What you will do:
Leave out the pictures and set down exactly the lines from the start of the listing through the one with "const yTicks = [0, 1, 2, 3, 4, 5, 6, 7];", both included.
### Dataset records
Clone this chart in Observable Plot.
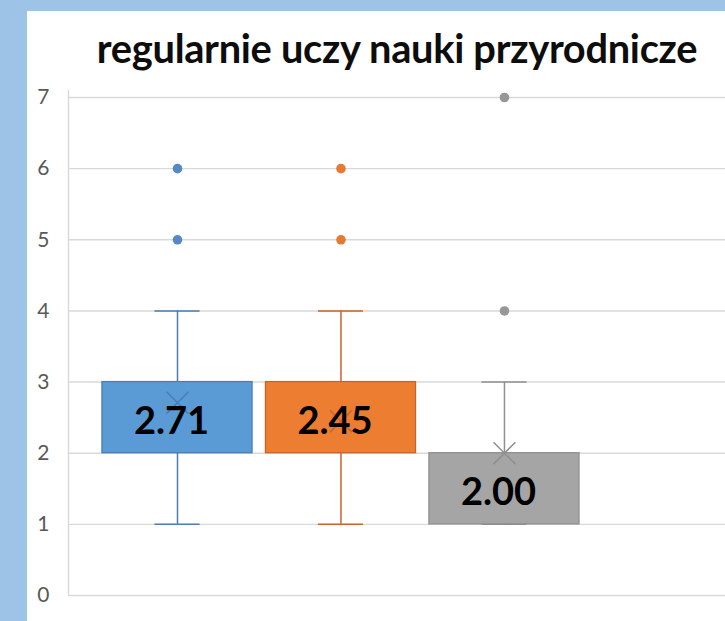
<!DOCTYPE html>
<html>
<head>
<meta charset="utf-8">
<script src="https://cdn.jsdelivr.net/npm/d3@7"></script>
<script src="https://cdn.jsdelivr.net/npm/@observablehq/plot@0.6"></script>
<style>
  html, body { margin: 0; padding: 0; }
  body { width: 725px; height: 621px; overflow: hidden; background: #9DC3E6; position: relative; font-family: Lato, "Open Sans", sans-serif; }
  #panel { position: absolute; left: 27px; top: 11px; width: 698px; height: 610px; background: #fff; }
  #title { position: absolute; left: 0; top: 28px; width: 794px; text-align: center; font-weight: 700; font-size: 39.8px; line-height: 39px; color: #0d0d0d; white-space: nowrap; letter-spacing: -0.3px; }
  #chart { position: absolute; left: 27px; top: 70px; }
</style>
</head>
<body>
<div id="panel"></div>
<div id="title">regularnie uczy nauki przyrodnicze</div>
<div id="chart"></div>
<script>
// Data
const categories = ["seria 1", "seria 2", "seria 3"];
const q1 = [2, 2, 1];
const q3 = [3, 3, 2];
const whiskerLow = [1, 1, 1];
const whiskerHigh = [4, 4, 3];
const means = [2.71, 2.45, 2.00];
const outliers = [[5, 6], [5, 6], [4, 7]];
const yTicks = [0, 1, 2, 3, 4, 5, 6, 7];

// Styling
const fillColors = ["#5B9BD5", "#ED7D31", "#A5A5A5"];
const lineColors = ["#4A7DB5", "#C8642A", "#8F8F8F"];
const dotColors = ["#5589C4", "#E57A33", "#979797"];

const idx = d3.range(categories.length);
const pos = i => i + 1;
const halfBox = 0.459;
const halfCap = 0.138;
const outlierData = idx.flatMap(i => outliers[i].map(v => ({i, v})));

const chart = Plot.plot({
  width: 698,
  height: 551,
  marginTop: 27,
  marginBottom: 26,
  marginLeft: 41,
  marginRight: 0,
  style: {background: "transparent", fontFamily: "Lato, 'Open Sans', sans-serif", overflow: "visible"},
  x: {domain: [0.3333, 4.352], axis: null},
  y: {domain: [0, 7], axis: null},
  color: {type: "identity"},
  marks: [
    Plot.ruleY(yTicks, {stroke: "#d9d9d9", strokeWidth: 1.4}),
    Plot.ruleX([0.3333], {y1: 0, y2: 7.1, stroke: "#d9d9d9", strokeWidth: 1.4}),
    Plot.axisY({ticks: yTicks, label: null, tickSize: 0, tickPadding: 19, fontSize: 21, fill: "#595959", tickFormat: d => String(d)}),
    // whisker stems
    Plot.ruleX(idx, {x: pos, y1: i => whiskerLow[i], y2: i => whiskerHigh[i], stroke: i => lineColors[i], strokeWidth: 1.5}),
    // whisker caps
    Plot.ruleY(idx, {y: i => whiskerHigh[i], x1: i => pos(i) - halfCap, x2: i => pos(i) + halfCap, stroke: i => lineColors[i], strokeWidth: 1.5}),
    Plot.ruleY(idx, {y: i => whiskerLow[i], x1: i => pos(i) - halfCap, x2: i => pos(i) + halfCap, stroke: i => lineColors[i], strokeWidth: 1.5}),
    // boxes
    Plot.rect(idx, {x1: i => pos(i) - halfBox, x2: i => pos(i) + halfBox, y1: i => q1[i], y2: i => q3[i], fill: i => fillColors[i], stroke: i => lineColors[i], strokeWidth: 1.3}),
    // outliers
    Plot.dot(outlierData, {x: d => pos(d.i), y: "v", r: 4.8, fill: d => dotColors[d.i], stroke: "none"}),
    // means
    Plot.dot(idx, {x: pos, y: i => means[i], symbol: "times", r: 10, stroke: i => lineColors[i], strokeWidth: 1.5}),
    // mean labels
    Plot.text(idx, {x: pos, y: i => (q1[i] + q3[i]) / 2, text: i => means[i].toFixed(2), dx: -6, dy: 4, fontSize: 38, fontWeight: "bold", fill: "#000", fontFamily: "Lato, 'Open Sans', sans-serif"})
  ]
});
document.getElementById("chart").appendChild(chart);
</script>
</body>
</html>
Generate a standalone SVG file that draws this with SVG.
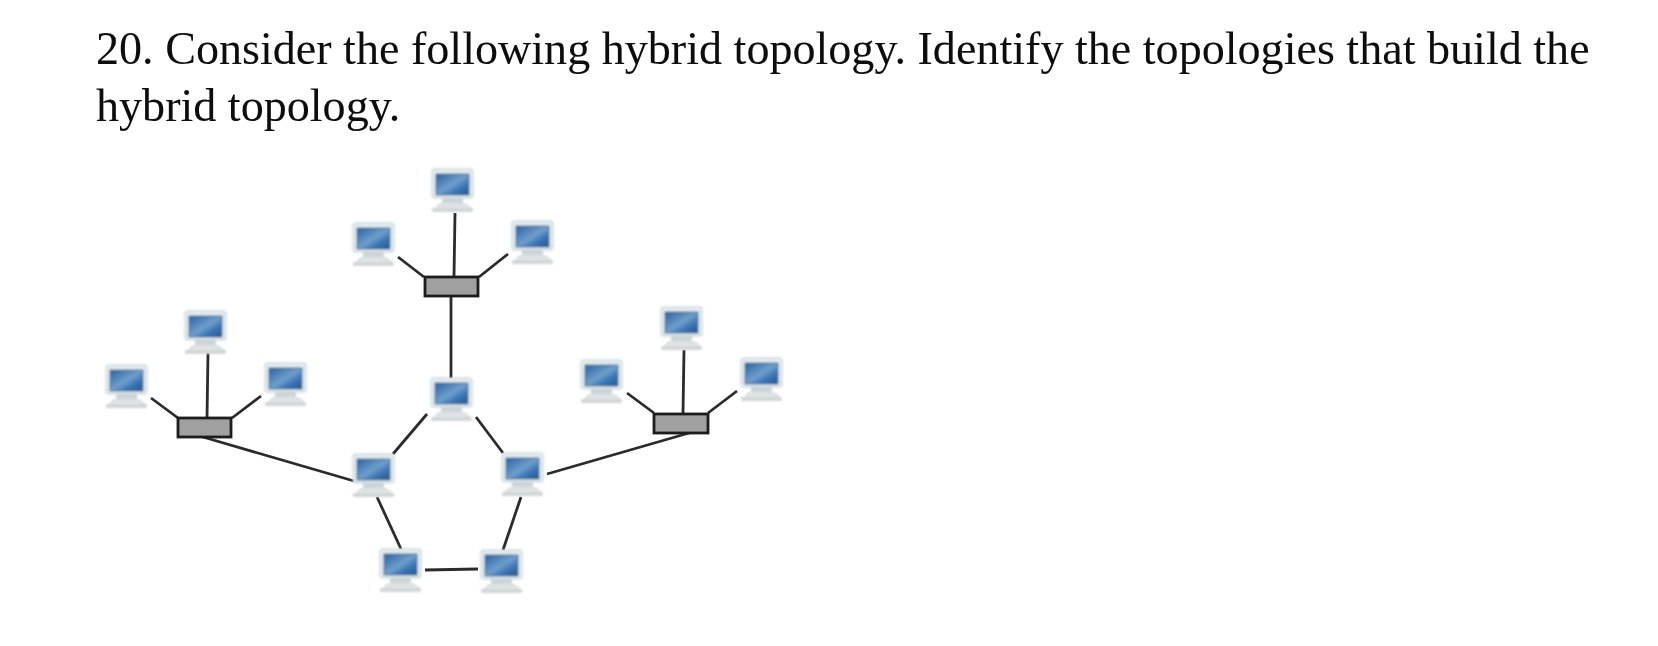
<svg xmlns="http://www.w3.org/2000/svg" width="1658" height="646" viewBox="0 0 1658 646">
<style>
text{font-family:"Liberation Serif","Times New Roman",serif;font-size:46.1px;fill:#0a0a0a;filter:url(#t)}
.c line{stroke:#2b2b2b;stroke-width:2.8;stroke-linecap:butt}
.hub{fill:#a0a0a0;stroke:#1c1c1c;stroke-width:2.8}
</style>
<defs>
<filter id="t" x="-2%" y="-20%" width="104%" height="140%"><feGaussianBlur stdDeviation=".4"/></filter>
<linearGradient id="s" x1="0" y1="0" x2="1" y2="1"><stop offset="0" stop-color="#2a62a4"/><stop offset=".5" stop-color="#6f9ecb"/><stop offset=".72" stop-color="#3a74b4"/><stop offset="1" stop-color="#24578f"/></linearGradient>
<filter id="b" x="-10%" y="-10%" width="120%" height="120%"><feGaussianBlur stdDeviation=".8"/></filter>
<g id="pc" filter="url(#b)">
<rect x="0" y="0" width="41" height="29" rx="2" fill="#e3ecf1" stroke="#bccdd7" stroke-width="1"/>
<rect x="4" y="5" width="33" height="21" fill="url(#s)" stroke="#3f5c75" stroke-width=".8"/>
<rect x="10" y="29" width="21" height="5" fill="#ccd4d8"/>
<path d="M3 40L7 35H34L40 40Z" fill="#e0e5e7" stroke="#b9c1c4" stroke-width=".7"/>
<rect x="0" y="39" width="41" height="4" rx="1" fill="#d2d6d8"/>
</g>
</defs>
<text x="96" y="64">20. Consider the following hybrid topology. Identify the topologies that build the</text>
<text x="96" y="121">hybrid topology.</text>
<g class="c" id="connectors">
<line x1="455" y1="213" x2="454" y2="277"/><line x1="398" y1="257" x2="424" y2="277"/><line x1="508" y1="254" x2="479" y2="277"/>
<line x1="451" y1="296" x2="451" y2="378"/>
<line x1="208" y1="353" x2="207" y2="418"/><line x1="151" y1="398" x2="178" y2="418"/><line x1="261" y1="396" x2="232" y2="418"/>
<line x1="684" y1="350" x2="683" y2="413"/><line x1="627" y1="393" x2="654" y2="413"/><line x1="737" y1="391" x2="708" y2="413"/>
<line x1="203" y1="437" x2="354" y2="481"/><line x1="547" y1="474" x2="689" y2="433"/>
<line x1="393" y1="454" x2="427" y2="414"/><line x1="476" y1="417" x2="503" y2="453"/>
<line x1="377" y1="497" x2="401" y2="549"/><line x1="521" y1="497" x2="503" y2="550"/><line x1="425" y1="570" x2="478" y2="569"/>
</g>
<g id="pc-top"><use href="#pc" x="432" y="169"/></g>
<g id="pc-top-left"><use href="#pc" x="353" y="223"/></g>
<g id="pc-top-right"><use href="#pc" x="512" y="221"/></g>
<g id="pc-left-top"><use href="#pc" x="185" y="311"/></g>
<g id="pc-left-left"><use href="#pc" x="106" y="365"/></g>
<g id="pc-left-right"><use href="#pc" x="265" y="363"/></g>
<g id="pc-right-top"><use href="#pc" x="661" y="307"/></g>
<g id="pc-right-left"><use href="#pc" x="581" y="360"/></g>
<g id="pc-right-right"><use href="#pc" x="741" y="358"/></g>
<g id="pc-ring-top"><use href="#pc" x="431" y="378"/></g>
<g id="pc-ring-left"><use href="#pc" x="353" y="454"/></g>
<g id="pc-ring-right"><use href="#pc" x="502" y="453"/></g>
<g id="pc-ring-bottom-left"><use href="#pc" x="380" y="549"/></g>
<g id="pc-ring-bottom-right"><use href="#pc" x="481" y="550"/></g>
<g id="hub-top"><rect class="hub" x="425" y="277" width="53" height="19"/></g>
<g id="hub-left"><rect class="hub" x="178" y="418" width="53" height="19"/></g>
<g id="hub-right"><rect class="hub" x="654" y="414" width="54" height="19"/></g>
</svg>
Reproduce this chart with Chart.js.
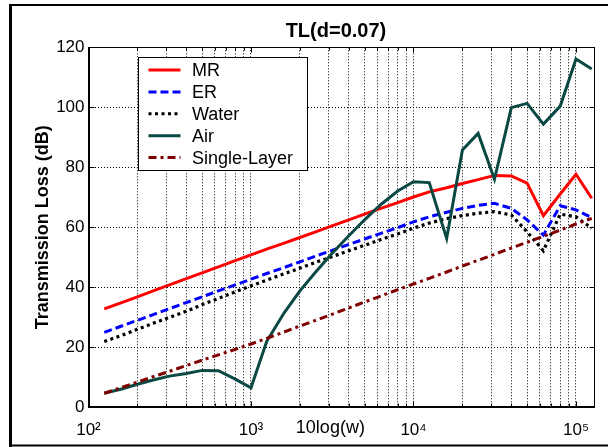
######
Correct result:
Clone this chart in Observable Plot.
<!DOCTYPE html>
<html>
<head>
<meta charset="utf-8">
<script src="https://cdn.jsdelivr.net/npm/d3@7"></script>
<script src="https://cdn.jsdelivr.net/npm/@observablehq/plot@0.6"></script>
<style>
  html, body { margin: 0; padding: 0; }
  body { width: 725px; height: 621px; overflow: hidden; background: #9DC3E6; position: relative; font-family: Lato, "Open Sans", sans-serif; }
  #panel { position: absolute; left: 27px; top: 11px; width: 698px; height: 610px; background: #fff; }
  #title { position: absolute; left: 0; top: 28px; width: 794px; text-align: center; font-weight: 700; font-size: 39.8px; line-height: 39px; color: #0d0d0d; white-space: nowrap; letter-spacing: -0.3px; }
  #chart { position: absolute; left: 27px; top: 70px; }
</style>
</head>
<body>
<div id="panel"></div>
<div id="title">regularnie uczy nauki przyrodnicze</div>
<div id="chart"></div>
<script>
// Data
const categories = ["seria 1", "seria 2", "seria 3"];
const q1 = [2, 2, 1];
const q3 = [3, 3, 2];
const whiskerLow = [1, 1, 1];
const whiskerHigh = [4, 4, 3];
const means = [2.71, 2.45, 2.00];
const outliers = [[5, 6], [5, 6], [4, 7]];
const yTicks = [0, 1, 2, 3, 4, 5, 6, 7];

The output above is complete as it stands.